The cake came later. Suddenly the lights went out. ‘Happy Birthday’ started up again. Three small grandchildren rushed expectantly to the table at which I was sitting. Then a huge platter bearing the glow of candles with Tess’s feet and legs underneath it advanced towards me. The minute Tess put the plate down three little sets of cheeks puffed up and the candles were out in an instant. In the same minute the sweet decorations surrounding the edges of the perfectly formed 7 0 cake began to disappear down tiny throats. It looked as if it had been ravaged by locusts. Becky photographed the locusts.

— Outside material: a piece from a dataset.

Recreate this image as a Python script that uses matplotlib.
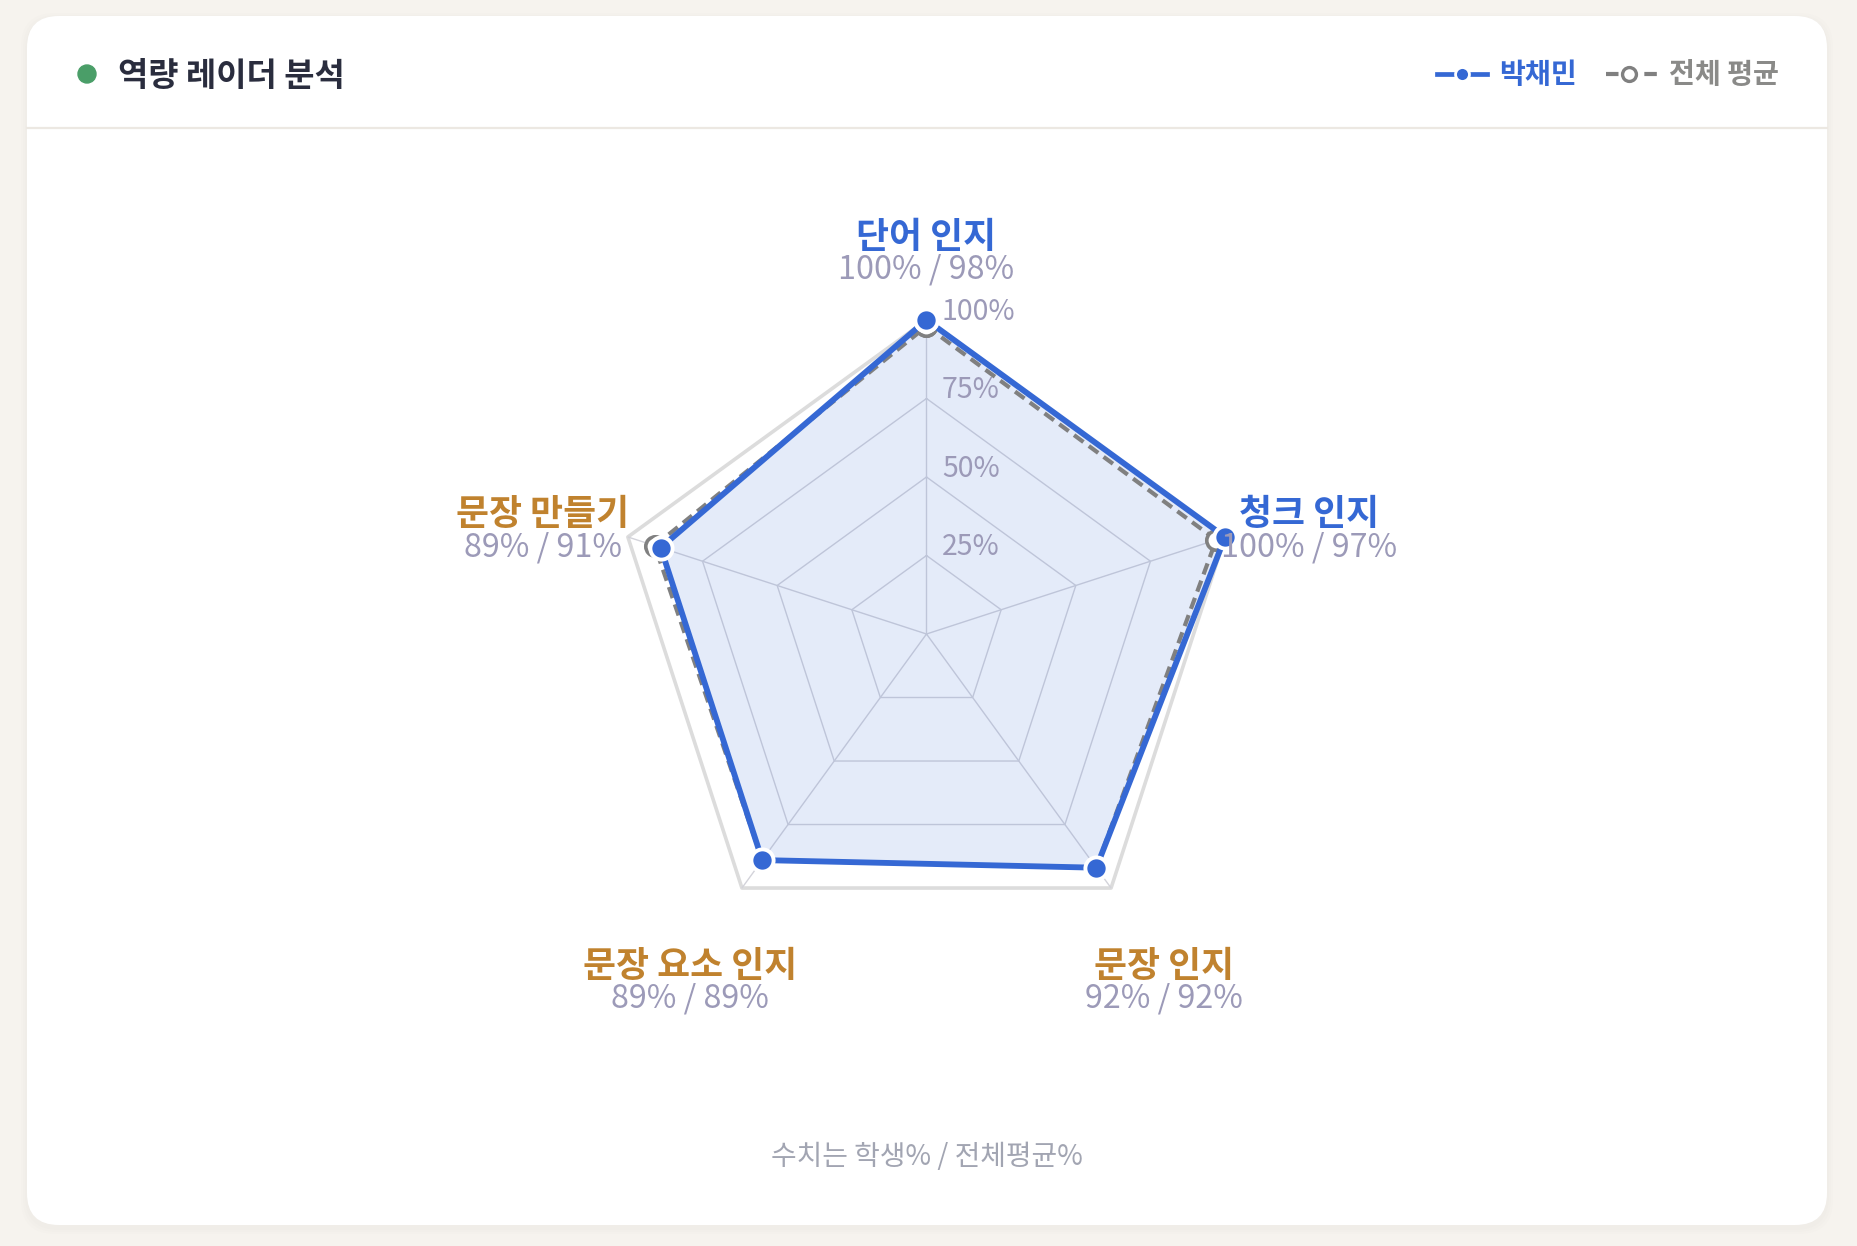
import numpy as np
import matplotlib
matplotlib.use("Agg")
import matplotlib.pyplot as plt
from matplotlib.patches import FancyBboxPatch, Circle
from matplotlib.lines import Line2D

plt.rcParams['font.family'] = ['Noto Sans CJK KR', 'DejaVu Sans']

# ---------------- data ----------------
categories = ["단어 인지", "청크 인지", "문장 인지", "문장 요소 인지", "문장 만들기"]
student = [100, 100, 92, 89, 89]
average = [98, 97, 92, 89, 91]
grid_levels = [25, 50, 75, 100]
grid_labels = ["25%", "50%", "75%", "100%"]
student_name = "박채민"
average_name = "전체 평균"
title_text = "역량 레이더 분석"
footer_text = "수치는 학생% / 전체평균%"

# ---------------- style ----------------
W, H, DPI = 1858, 1246, 100
BLUE = "#3568d4"
GOLD = "#c0822e"
GRAY = "#808080"
VAL = "#9c9ab8"
BG = "#f6f3ee"

fig = plt.figure(figsize=(W / DPI, H / DPI), dpi=DPI)
fig.patch.set_facecolor(BG)

# overlay axes in pixel coordinates
ov = fig.add_axes([0, 0, 1, 1])
ov.set_xlim(0, W)
ov.set_ylim(H, 0)
ov.axis("off")

# card shadow + card
for i in range(3):
    s = 4 + i * 4
    ov.add_patch(FancyBboxPatch((27 - s / 2, 16 - s / 2 + 3), 1800 + s, 1209 + s,
                                boxstyle="round,pad=0,rounding_size=34",
                                fc="#b0a890", ec="none", alpha=0.02, zorder=0))
ov.add_patch(FancyBboxPatch((27, 16), 1800, 1209, boxstyle="round,pad=0,rounding_size=32",
                            fc="white", ec="none", zorder=1))
ov.plot([27, 1827], [128, 128], color="#ece8e2", lw=1.6, zorder=2)

# title
ov.add_patch(Circle((87, 74), 9, color="#4a9e68", zorder=3))
ov.text(118, 76.5, title_text, fontsize=23.7, fontweight="bold", color="#2a2d3e",
        ha="left", va="center", zorder=3)

# legend
LY = 74
ov.add_line(Line2D([1437, 1487], [LY, LY], color=BLUE, lw=3.4, zorder=3))
ov.plot([1462], [LY], marker="o", ms=10, mfc=BLUE, mec="white", mew=2, zorder=4)
ov.text(1499, LY + 0.5, student_name, fontsize=20.3, fontweight="bold", color=BLUE,
        ha="left", va="center", zorder=3)
ov.add_line(Line2D([1606, 1658], [LY, LY], color=GRAY, lw=3, dashes=(3, 2.6, 1, 2.6), zorder=3))
ov.plot([1629], [LY], marker="o", ms=10, mfc="white", mec=GRAY, mew=2.4, zorder=4)
ov.text(1669, LY + 0.5, average_name, fontsize=20.3, fontweight="bold", color="#8a8a88",
        ha="left", va="center", zorder=3)

# footer
ov.text(926.5, 1157, footer_text, fontsize=20.1, color="#a2a5b2", ha="center", va="center", zorder=3)

# ---------------- radar ----------------
cx, cy, R = 926.5, 634, 314
ax = fig.add_axes([(cx - R) / W, (H - cy - R) / H, 2 * R / W, 2 * R / H], projection="polar")
ax.set_theta_offset(np.pi / 2)
ax.set_theta_direction(-1)
ax.set_ylim(0, 100)
ax.set_xticks([])
ax.set_yticks([])
ax.grid(False)
ax.spines["polar"].set_visible(False)
ax.patch.set_alpha(0)

n = len(categories)
theta = np.arange(n) * 2 * np.pi / n
tc = np.append(theta, theta[0])

for lv in grid_levels:
    if lv == 100:
        ax.plot(tc, [lv] * (n + 1), color="#dcdcdc", lw=2.6, zorder=1, clip_on=False)
    else:
        ax.plot(tc, [lv] * (n + 1), color="#d3d3da", lw=1.0, zorder=1)
for t in theta:
    ax.plot([t, t], [0, 100], color="#d3d3da", lw=1.0, zorder=1)

sc = np.append(student, student[0])
avc = np.append(average, average[0])
ax.fill(tc, sc, color=BLUE, alpha=0.13, lw=0, zorder=2)
ax.plot(tc, avc, color=GRAY, lw=3.0, dashes=(2.8, 1.6), zorder=3, clip_on=False,
        marker="o", ms=14, mfc="white", mec=GRAY, mew=2.6)
ax.plot(tc, sc, color=BLUE, lw=4.2, zorder=4, clip_on=False,
        marker="o", ms=16, mfc=BLUE, mec="white", mew=2.8)

# radial tick labels
for lv, lab in zip(grid_levels, grid_labels):
    ax.annotate(lab, xy=(0, lv), xytext=(11, 6), textcoords="offset points",
                fontsize=20.5, color=VAL, ha="left", va="center", zorder=5, annotation_clip=False)

# category labels (offsets in px: dx, dy_title, dy_value)
offsets = [(0, 83, 51), (84, 22, -11), (53, -78, -110), (-52, -78, -110), (-85, 22, -11)]
k = 72.0 / DPI
for i, (t, cat) in enumerate(zip(theta, categories)):
    dx, dyt, dyv = offsets[i]
    col = BLUE if student[i] > average[i] else GOLD
    ax.annotate(cat, xy=(t, 100), xytext=(dx * k, dyt * k), textcoords="offset points",
                fontsize=25.8, fontweight="bold", color=col, ha="center", va="center",
                annotation_clip=False, zorder=6)
    ax.annotate(f"{student[i]}% / {average[i]}%", xy=(t, 100), xytext=(dx * k, dyv * k),
                textcoords="offset points", fontsize=23.2, color=VAL, ha="center",
                va="center", annotation_clip=False, zorder=6)

fig.savefig("out.png", dpi=DPI, facecolor=BG)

Earlier, we had all got outside for the obligatory group photo. It was at this moment that Frances chose to present me with the headdresses. These were apparently a present from Mum who had delegated the shopping to my sister-in-law who had had quite a job finding them. Well done Frances. The story of the headdresses has appeared in an earlier post, but, since I can’t remember which one, I am going to have to repeat it. I am told I have been banging on about it for years. I am sure that’s not true, but, just in case, I hereby undertake never to mention it again. When Chris and I were small I woke up one Christmas morning to find him scoffing all the chocolate out of my stocking. I had also been given two Red Indian (as we called Native Americans then) headdresses. As I had two and Chris had none, I then had to give him one. This seemed to me like adding injury to injury. We had been recounting this story a while back and Mum said she’d get me some for my birthday. I’m sure it hadn’t been me who raised the subject. She didn’t let it rest there, for among the pile of generous presents was a huge bar of Cadbury’s Dairy Milk. It took me quite a while to get around to opening the numerous gifts, for which I thank everyone.

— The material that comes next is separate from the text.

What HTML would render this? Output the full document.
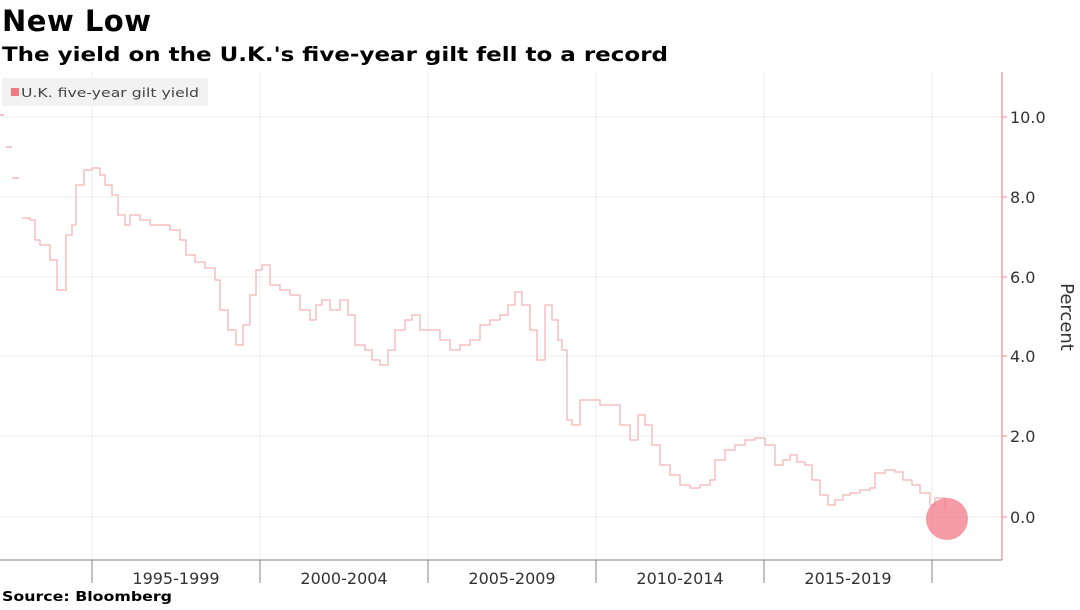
<!DOCTYPE html>
<html><head><meta charset="utf-8"><style>
body{margin:0;background:#fff;width:1080px;height:606px;overflow:hidden;font-family:"DejaVu Sans",sans-serif}
</style></head><body>
<svg width="1080" height="606" xmlns="http://www.w3.org/2000/svg" font-family="DejaVu Sans, sans-serif">
<text x="2" y="31" font-size="29" font-weight="bold" fill="#000" letter-spacing="0.5">New Low</text>
<text x="2" y="61" font-size="19.5" font-weight="bold" fill="#000" textLength="666" lengthAdjust="spacingAndGlyphs">The yield on the U.K.'s five-year gilt fell to a record</text>
<g stroke="#ececec" stroke-width="1">
<line x1="0" y1="117" x2="1002" y2="117"/><line x1="0" y1="197" x2="1002" y2="197"/><line x1="0" y1="277" x2="1002" y2="277"/><line x1="0" y1="356" x2="1002" y2="356"/><line x1="0" y1="436" x2="1002" y2="436"/><line x1="0" y1="517" x2="1002" y2="517"/>
<line x1="92" y1="72" x2="92" y2="560"/><line x1="260" y1="72" x2="260" y2="560"/><line x1="428" y1="72" x2="428" y2="560"/><line x1="596" y1="72" x2="596" y2="560"/><line x1="764" y1="72" x2="764" y2="560"/><line x1="932" y1="72" x2="932" y2="560"/>
</g>
<rect x="2" y="78" width="206" height="28" fill="#f2f2f2"/>
<rect x="11" y="88" width="8" height="8" fill="#f07a80"/>
<text x="21" y="97" font-size="12" fill="#444" textLength="178" lengthAdjust="spacingAndGlyphs">U.K. five-year gilt yield</text>
<line x1="1002" y1="72" x2="1002" y2="560" stroke="#f3a0a6" stroke-width="1.5"/>
<line x1="0" y1="560" x2="1002" y2="560" stroke="#999" stroke-width="1.2"/>
<g stroke="#999" stroke-width="1.2">
<line x1="92" y1="560" x2="92" y2="583"/><line x1="260" y1="560" x2="260" y2="583"/><line x1="428" y1="560" x2="428" y2="583"/><line x1="596" y1="560" x2="596" y2="583"/><line x1="764" y1="560" x2="764" y2="583"/><line x1="932" y1="560" x2="932" y2="583"/>
</g>
<g font-size="16" fill="#333" text-anchor="middle">
<text x="176" y="584">1995-1999</text><text x="344" y="584">2000-2004</text><text x="512" y="584">2005-2009</text><text x="680" y="584">2010-2014</text><text x="848" y="584">2015-2019</text>
</g>
<g font-size="16" fill="#333">
<text x="1010" y="123">10.0</text><text x="1010" y="203">8.0</text><text x="1010" y="283">6.0</text><text x="1010" y="362">4.0</text><text x="1010" y="442">2.0</text><text x="1010" y="523">0.0</text>
</g>
<g stroke="#f3a0a6" stroke-width="1.2"><line x1="1002" y1="117" x2="1007" y2="117"/><line x1="1002" y1="197" x2="1007" y2="197"/><line x1="1002" y1="277" x2="1007" y2="277"/><line x1="1002" y1="356" x2="1007" y2="356"/><line x1="1002" y1="436" x2="1007" y2="436"/><line x1="1002" y1="517" x2="1007" y2="517"/></g>
<text x="0" y="0" font-size="18" fill="#333" transform="translate(1061,317) rotate(90)" text-anchor="middle">Percent</text>
<text x="2" y="601" font-size="13" font-weight="bold" fill="#000" textLength="170" lengthAdjust="spacingAndGlyphs">Source: Bloomberg</text>
<g stroke="#f2a8ad" stroke-width="1.3"><line x1="0" y1="115" x2="4" y2="115"/><line x1="6" y1="147" x2="12" y2="147"/><line x1="12" y1="178" x2="19" y2="178"/></g>
<path fill="none" stroke="#f4b4b8" stroke-width="1.3" d="M22 218 H30 V220 H35 V240 H40 V245 H50 V260 H57 V290 H62 V290 H66 V235 H72 V225 H76 V185 H84 V170 H92 V168 H100 V175 H105 V185 H112 V195 H118 V215 H125 V225 H130 V215 H140 V220 H150 V225 H160 V225 H170 V230 H180 V240 H186 V255 H195 V262 H205 V268 H215 V280 H220 V310 H228 V330 H236 V345 H243 V325 H250 V295 H256 V270 H262 V265 H270 V285 H280 V290 H290 V295 H300 V310 H310 V320 H316 V305 H322 V300 H330 V310 H340 V300 H348 V315 H355 V345 H365 V350 H372 V360 H380 V365 H388 V350 H395 V330 H405 V320 H412 V315 H420 V330 H430 V330 H440 V340 H450 V350 H460 V345 H470 V340 H480 V325 H490 V320 H500 V315 H508 V305 H515 V292 H522 V305 H530 V330 H537 V360 H545 V305 H552 V320 H558 V340 H562 V350 H567 V420 H572 V425 H580 V400 H590 V400 H600 V405 H610 V405 H620 V425 H630 V440 H638 V415 H645 V425 H652 V445 H660 V465 H670 V475 H680 V485 H690 V488 H700 V485 H710 V480 H715 V460 H725 V450 H735 V445 H745 V440 H755 V438 H765 V445 H775 V465 H783 V460 H790 V455 H797 V462 H805 V465 H812 V480 H820 V495 H828 V505 H835 V500 H843 V495 H850 V493 H860 V490 H870 V488 H875 V473 H885 V470 H895 V472 H903 V480 H912 V485 H920 V493 H930 V505 H935 V498 H945 V510"/>
<circle cx="947" cy="519" r="21" fill="#f27a88" fill-opacity="0.75"/>
</svg>
</body></html>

Many more stories were told during this event, especially as the cousins and their children extended the event into the pub. Some, like the cricket ball in the eye, may find their way into further posts. Perhaps I’ll just mention Father Christmas’s Reindeer which was, as often, wheeled out for the occasion. On one of our first Christmas mornings in Newark when Sam and Louisa were small, Jessica and I were awakened by excited cries from these two rushing up the stairs. ‘Mummy, Mummy’, they shrieked, ‘Father Christmas has left a reindeer behind’. For some reason their mother was convinced I’d had something to do with it. As they rushed into our bedroom she turned to them and said: ‘Your father’s an idiot’. The reindeer is a large wooden carving from Bali. Father Christmas told me that.
In yesterday’s post I recorded that I had disturbed a group of three magpies. This, according to the rhyme signifies a girl. Today Holly informed me that the baby she is expecting is a sister for Malachi.

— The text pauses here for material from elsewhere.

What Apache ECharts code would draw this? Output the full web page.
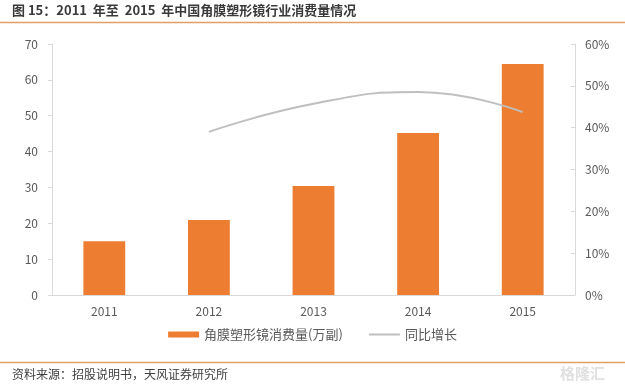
<!DOCTYPE html>
<html>
<head>
<meta charset="utf-8">
<script src="https://cdn.jsdelivr.net/npm/echarts@6/dist/echarts.min.js"></script>
<style>
html,body{margin:0;padding:0;background:#fff;}
#c{width:625px;height:386px;}
</style>
</head>
<body>
<div id="c"></div>
<script>
const categories = ['2011', '2012', '2013', '2014', '2015'];
const consumption = [15.0, 20.9, 30.4, 45.2, 64.4];
const growth = [null, 39.0, 45.7, 48.5, 43.7];
const leftTicks = [0, 70, 10];
const rightTicks = [0, 60, 10];
const titleText = '图 15：2011  年至  2015  年中国角膜塑形镜行业消费量情况';
const sourceText = '资料来源：招股说明书，天风证券研究所';
const barName = '角膜塑形镜消费量(万副)';
const lineName = '同比增长';

const font = '"Noto Sans CJK SC", "Noto Sans", sans-serif';
const chart = echarts.init(document.getElementById('c'));
chart.setOption({
  animation: false,
  backgroundColor: '#fff',
  textStyle: { fontFamily: font },
  graphic: [
    { type: 'text', left: 12, top: 4, style: { text: titleText, font: 'bold 13px ' + font, fill: '#3a3a3a' } },
    { type: 'line', shape: { x1: 0, y1: 22.5, x2: 625, y2: 22.5 }, style: { stroke: '#e0a062', lineWidth: 1.5 } },
    { type: 'line', shape: { x1: 0, y1: 362.5, x2: 625, y2: 362.5 }, style: { stroke: '#e0a062', lineWidth: 1.5 } },
    { type: 'text', left: 12, top: 368, style: { text: sourceText, font: '12px ' + font, fill: '#404040' } },
    { type: 'text', left: 560, top: 366, style: { text: '格隆汇', font: 'bold 15px ' + font, fill: '#e0e0e0' } }
  ],
  legend: {
    bottom: 40,
    left: 'center',
    itemGap: 26,
    itemWidth: 31,
    itemHeight: 6,
    textStyle: { color: '#595959', fontSize: 13 },
    data: [
      { name: barName, icon: 'rect' },
      { name: lineName, icon: 'path://M0,0H31V2H0Z' }
    ]
  },
  grid: { left: 52, right: 50, top: 44, bottom: 91, containLabel: false },
  xAxis: {
    type: 'category',
    data: categories,
    axisLine: { lineStyle: { color: '#d9d9d9' } },
    axisTick: { show: false },
    axisLabel: { color: '#595959', fontSize: 12, margin: 10 }
  },
  yAxis: [
    {
      type: 'value', min: leftTicks[0], max: leftTicks[1], interval: leftTicks[2],
      axisLine: { show: true, lineStyle: { color: '#d9d9d9' } },
      axisTick: { show: true, length: 4, lineStyle: { color: '#d9d9d9' } },
      splitLine: { show: false },
      axisLabel: { color: '#595959', fontSize: 12, margin: 14 }
    },
    {
      type: 'value', min: rightTicks[0], max: rightTicks[1], interval: rightTicks[2],
      position: 'right',
      axisLine: { show: true, lineStyle: { color: '#d9d9d9' } },
      axisTick: { show: true, inside: true, length: 4, lineStyle: { color: '#d9d9d9' } },
      splitLine: { show: false },
      axisLabel: { color: '#595959', fontSize: 12, margin: 10, formatter: '{value}%' }
    }
  ],
  series: [
    {
      name: barName, type: 'bar', data: consumption, barWidth: '40%',
      itemStyle: { color: '#ed7d31' }
    },
    {
      name: lineName, type: 'line', yAxisIndex: 1, data: growth, smooth: 0.5,
      showSymbol: false, symbol: 'none',
      lineStyle: { color: '#bfbfbf', width: 2 },
      itemStyle: { color: '#bfbfbf' }
    }
  ]
});
</script>
</body>
</html>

Eventually I was persuaded to make a short speech. I pleaded that I’d had no time to prepare anything because I’d been deliberately misled into thinking there might be an event next week; because I’d thought that would only be small; and because I’d had too much to drink and could never drink before making a speech. No excuses were accepted and I remember finishing by telling everyone to log onto the blog site today. Anyone who didn’t know how to do it should ask Jessica (5), Malachi (3), or Imogen (3) to teach them.
I cannot name you all individually, but you all know who you are and that you will remain in my heart forever.
And so to car, to Links Avenue, and to bed.